Stored data:
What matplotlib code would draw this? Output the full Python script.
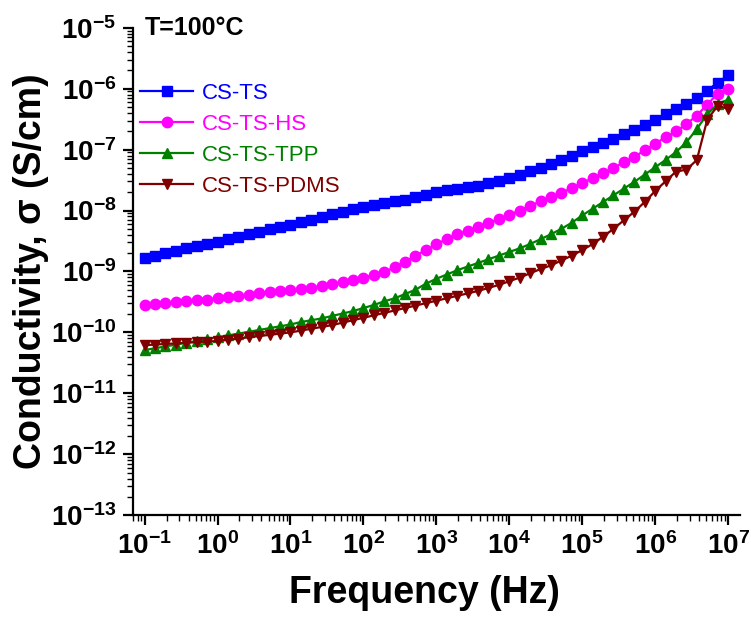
import numpy as np
import matplotlib
matplotlib.use("Agg")
from matplotlib import pyplot as plt
from matplotlib import font_manager as fm
from matplotlib.ticker import FuncFormatter, LogLocator, NullFormatter

# frequency sweep, 7 points per decade from 0.1 Hz to 10 MHz
freq = np.logspace(-1, 7, 57)

# log10 of conductivity (S/cm)
cs_ts = [-8.78, -8.74, -8.70, -8.66, -8.62, -8.58, -8.55, -8.51, -8.47, -8.43,
         -8.39, -8.35, -8.31, -8.27, -8.23, -8.19, -8.15, -8.10, -8.06, -8.02,
         -7.98, -7.94, -7.91, -7.88, -7.85, -7.82, -7.78, -7.74, -7.70, -7.67,
         -7.64, -7.62, -7.59, -7.55, -7.51, -7.46, -7.41, -7.35, -7.30, -7.24,
         -7.17, -7.10, -7.03, -6.96, -6.89, -6.82, -6.75, -6.68, -6.59, -6.51,
         -6.42, -6.34, -6.25, -6.15, -6.03, -5.90, -5.78]
cs_ts_hs = [-9.55, -9.53, -9.52, -9.50, -9.49, -9.47, -9.46, -9.44, -9.42, -9.40,
            -9.38, -9.36, -9.34, -9.32, -9.31, -9.29, -9.27, -9.24, -9.21, -9.17,
            -9.14, -9.10, -9.06, -9.01, -8.93, -8.84, -8.74, -8.65, -8.55, -8.47,
            -8.39, -8.33, -8.27, -8.20, -8.14, -8.07, -8.00, -7.92, -7.85, -7.78,
            -7.71, -7.63, -7.55, -7.47, -7.39, -7.30, -7.21, -7.12, -7.01, -6.90,
            -6.80, -6.70, -6.58, -6.44, -6.26, -6.08, -6.01]
cs_ts_tpp = [-10.29, -10.26, -10.23, -10.20, -10.17, -10.14, -10.11, -10.08, -10.05, -10.02,
             -9.99, -9.96, -9.93, -9.90, -9.87, -9.83, -9.80, -9.77, -9.73, -9.69,
             -9.65, -9.60, -9.55, -9.49, -9.44, -9.37, -9.30, -9.20, -9.12, -9.05,
             -8.98, -8.92, -8.86, -8.80, -8.74, -8.68, -8.62, -8.55, -8.47, -8.39,
             -8.30, -8.20, -8.08, -7.97, -7.86, -7.75, -7.64, -7.53, -7.41, -7.29,
             -7.17, -7.04, -6.88, -6.66, -6.42, -6.25, -6.18]
cs_ts_pdms = [-10.21, -10.20, -10.19, -10.18, -10.17, -10.16, -10.15, -10.14, -10.12, -10.10,
              -10.08, -10.06, -10.04, -10.02, -10.00, -9.97, -9.94, -9.91, -9.88, -9.84,
              -9.80, -9.76, -9.72, -9.68, -9.64, -9.60, -9.56, -9.52, -9.48, -9.44,
              -9.40, -9.36, -9.32, -9.27, -9.22, -9.16, -9.10, -9.03, -8.96, -8.90,
              -8.82, -8.74, -8.65, -8.55, -8.43, -8.30, -8.16, -8.02, -7.86, -7.68,
              -7.52, -7.36, -7.33, -7.17, -6.51, -6.28, -6.33]

labels = ["CS-TS", "CS-TS-HS", "CS-TS-TPP", "CS-TS-PDMS"]
colors = ["#0000ff", "#ff00ff", "#008000", "#800000"]
markers = ["s", "o", "^", "v"]


def pick(name, fallback):
    try:
        fm.findfont(name, fallback_to_default=False)
        return name
    except Exception:
        return fallback


base = "Liberation Sans"
narrow = pick("Liberation Sans Narrow", base)
plt.rcParams["font.family"] = [base, "DejaVu Sans"]
plt.rcParams["mathtext.fontset"] = "custom"
plt.rcParams["mathtext.bf"] = narrow + ":bold"
plt.rcParams["mathtext.rm"] = narrow

fig = plt.figure(figsize=(7.51, 6.17), dpi=100)
ax = fig.add_axes([0.177, 0.165, 0.808, 0.79])

for vals, lab, c, m in zip([cs_ts, cs_ts_hs, cs_ts_tpp, cs_ts_pdms], labels, colors, markers):
    ax.plot(freq, 10 ** np.array(vals), color=c, marker=m, markersize=7.5,
            linewidth=1.6, label=lab)

ax.set_xscale("log")
ax.set_yscale("log")
ax.set_xlim(10 ** -1.16, 10 ** 7.16)
ax.set_ylim(1e-13, 1e-5)

ax.spines["top"].set_visible(False)
ax.spines["right"].set_visible(False)
for s in ["left", "bottom"]:
    ax.spines[s].set_linewidth(1.6)

ax.xaxis.set_major_locator(LogLocator(base=10, numticks=20))
ax.xaxis.set_minor_locator(LogLocator(base=10, subs=np.arange(2, 10), numticks=20))
ax.yaxis.set_major_locator(LogLocator(base=10, numticks=20))
ax.yaxis.set_minor_locator(LogLocator(base=10, subs=np.arange(2, 10), numticks=20))
fmt = FuncFormatter(lambda v, p: r"$\mathbf{10^{%d}}$" % round(np.log10(v)))
ax.xaxis.set_major_formatter(fmt)
ax.yaxis.set_major_formatter(fmt)
ax.xaxis.set_minor_formatter(NullFormatter())
ax.yaxis.set_minor_formatter(NullFormatter())
ax.tick_params(which="major", direction="out", length=7, width=1.6, labelsize=20, pad=5)
ax.tick_params(which="minor", direction="out", length=4, width=1.0)

ax.set_xlabel("Frequency (Hz)", fontsize=27, fontweight="bold")
ax.xaxis.set_label_coords(0.48, -0.122)
ax.set_ylabel("Conductivity, σ (S/cm)", fontsize=27, fontweight="bold")
ax.yaxis.set_label_coords(-0.138, 0.5)

ax.text(0.02, 1.0, "T=100°C", transform=ax.transAxes, fontsize=18,
        fontweight="bold", va="center", ha="left")

leg = ax.legend(loc="upper left", bbox_to_anchor=(0.0115, 0.887), frameon=False,
                fontsize=16, handlelength=2.4, handletextpad=0.4,
                labelspacing=0.45, borderaxespad=0, borderpad=0)
for t, c in zip(leg.get_texts(), colors):
    t.set_color(c)

fig.savefig("out.png", dpi=100)
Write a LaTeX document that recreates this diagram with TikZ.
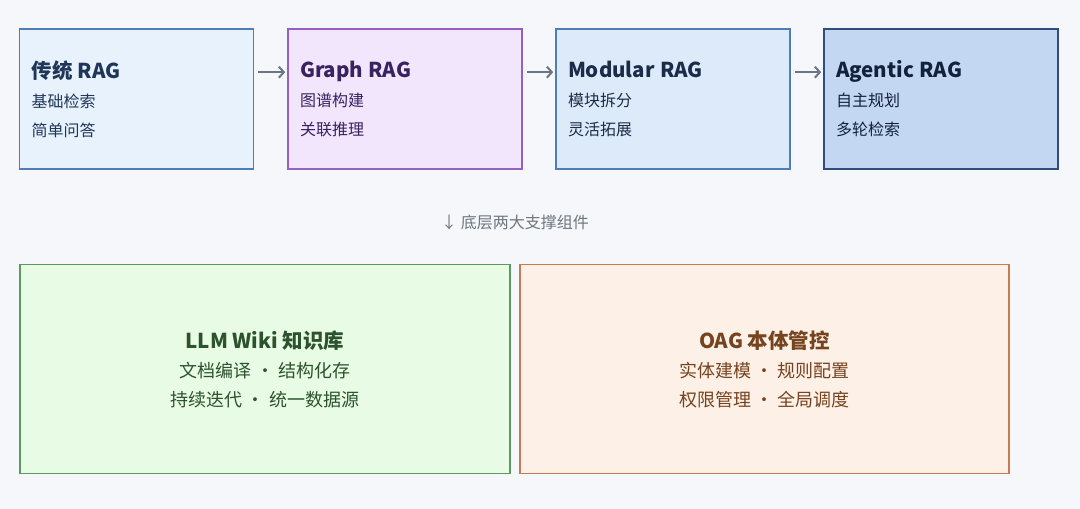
\documentclass[tikz,border=0pt]{standalone}
\usepackage{fontspec}
\setmainfont{Noto Sans CJK SC}
\usetikzlibrary{arrows.meta}

\definecolor{bgc}{HTML}{F5F7FA}
\definecolor{arrowc}{HTML}{6B7685}
\definecolor{notec}{HTML}{6F7680}
\definecolor{tradfill}{HTML}{E8F2FD}
\definecolor{tradline}{HTML}{4F7DB8}
\definecolor{tradtext}{HTML}{1F3658}
\definecolor{graphfill}{HTML}{F1E6FC}
\definecolor{graphline}{HTML}{9460C2}
\definecolor{graphtext}{HTML}{3A2160}
\definecolor{modfill}{HTML}{DDEAFA}
\definecolor{modline}{HTML}{4F7DB8}
\definecolor{modtext}{HTML}{1C2C48}
\definecolor{agentfill}{HTML}{C3D7F2}
\definecolor{agentline}{HTML}{2F4E7E}
\definecolor{agenttext}{HTML}{13223C}
\definecolor{wikifill}{HTML}{E8FBE4}
\definecolor{wikiline}{HTML}{5C9A62}
\definecolor{wikitext}{HTML}{2C532D}
\definecolor{oagfill}{HTML}{FDF0E6}
\definecolor{oagline}{HTML}{C87A52}
\definecolor{oagtext}{HTML}{76431F}

\newcommand\stagetitle[1]{{\fontsize{20.5}{29}\selectfont\bfseries #1}}

\begin{document}
\begin{tikzpicture}
[
x=1pt, y=1pt,
stage/.style={rectangle, draw, line width=1.6pt, minimum width=234pt, minimum height=140pt, text width=210pt, align=left, font=\fontsize{16}{29}\selectfont},
base/.style={rectangle, draw, line width=1.6pt, minimum width=490pt, minimum height=209pt, align=center, font=\fontsize{18}{29}\selectfont},
flow/.style={-{Straight Barb[length=5pt,width=11pt]}, line width=2pt, draw=arrowc, shorten <=4pt, shorten >=2pt}
]
\fill[bgc] (0,0) rectangle (1080,509);
\useasboundingbox (0,0) rectangle (1080,509);

% evolution of RAG
\node[stage, fill=tradfill, draw=tradline, text=tradtext] (trad) at (136.5,410) {\stagetitle{传统 RAG}\\ 基础检索\\ 简单问答};
\node[stage, fill=graphfill, draw=graphline, text=graphtext] (graph) at (405,410) {\stagetitle{Graph RAG}\\ 图谱构建\\ 关联推理};
\node[stage, fill=modfill, draw=modline, text=modtext] (modular) at (673,410) {\stagetitle{Modular RAG}\\ 模块拆分\\ 灵活拓展};
\node[stage, fill=agentfill, draw=agentline, text=agenttext] (agentic) at (941,410) {\stagetitle{Agentic RAG}\\ 自主规划\\ 多轮检索};

\draw[flow] ([yshift=-44pt]trad.north east) -- ([yshift=-44pt]graph.north west);
\draw[flow] ([yshift=-44pt]graph.north east) -- ([yshift=-44pt]modular.north west);
\draw[flow] ([yshift=-44pt]modular.north east) -- ([yshift=-44pt]agentic.north west);

\node[text=notec, font=\fontsize{16}{18}\selectfont] (note) at (515,287) {↓ 底层两大支撑组件};

% supporting components
\node[base, fill=wikifill, draw=wikiline, text=wikitext] (wiki) at (265,140) {\stagetitle{LLM Wiki 知识库}\\ 文档编译 · 结构化存\\ 持续迭代 · 统一数据源};
\node[base, minimum width=489pt, fill=oagfill, draw=oagline, text=oagtext] (oag) at (764.5,140) {\stagetitle{OAG 本体管控}\\ 实体建模 · 规则配置\\ 权限管理 · 全局调度};
\end{tikzpicture}
\end{document}
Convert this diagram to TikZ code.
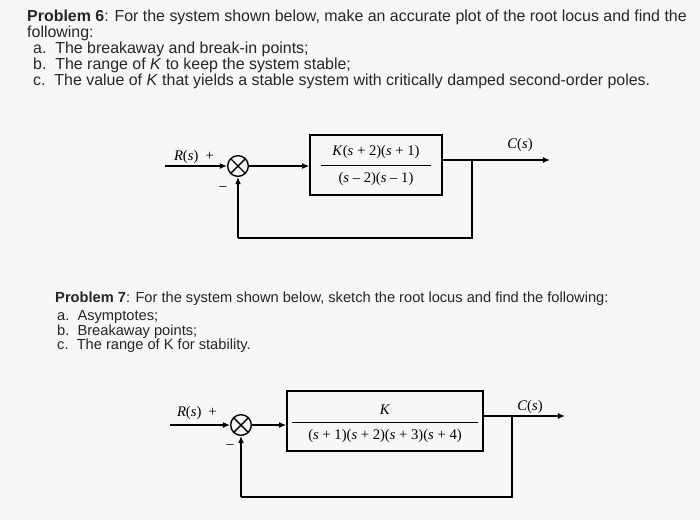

Task statement: Repeat the listing above from its first line through the line that contains "freq = np.logspace(-1, 7, 57)", both included, and nothing more. Drop the pictures.

Exercise response:
What matplotlib code would draw this? Output the full Python script.
import numpy as np
import matplotlib
matplotlib.use("Agg")
from matplotlib import pyplot as plt
from matplotlib import font_manager as fm
from matplotlib.ticker import FuncFormatter, LogLocator, NullFormatter

# frequency sweep, 7 points per decade from 0.1 Hz to 10 MHz
freq = np.logspace(-1, 7, 57)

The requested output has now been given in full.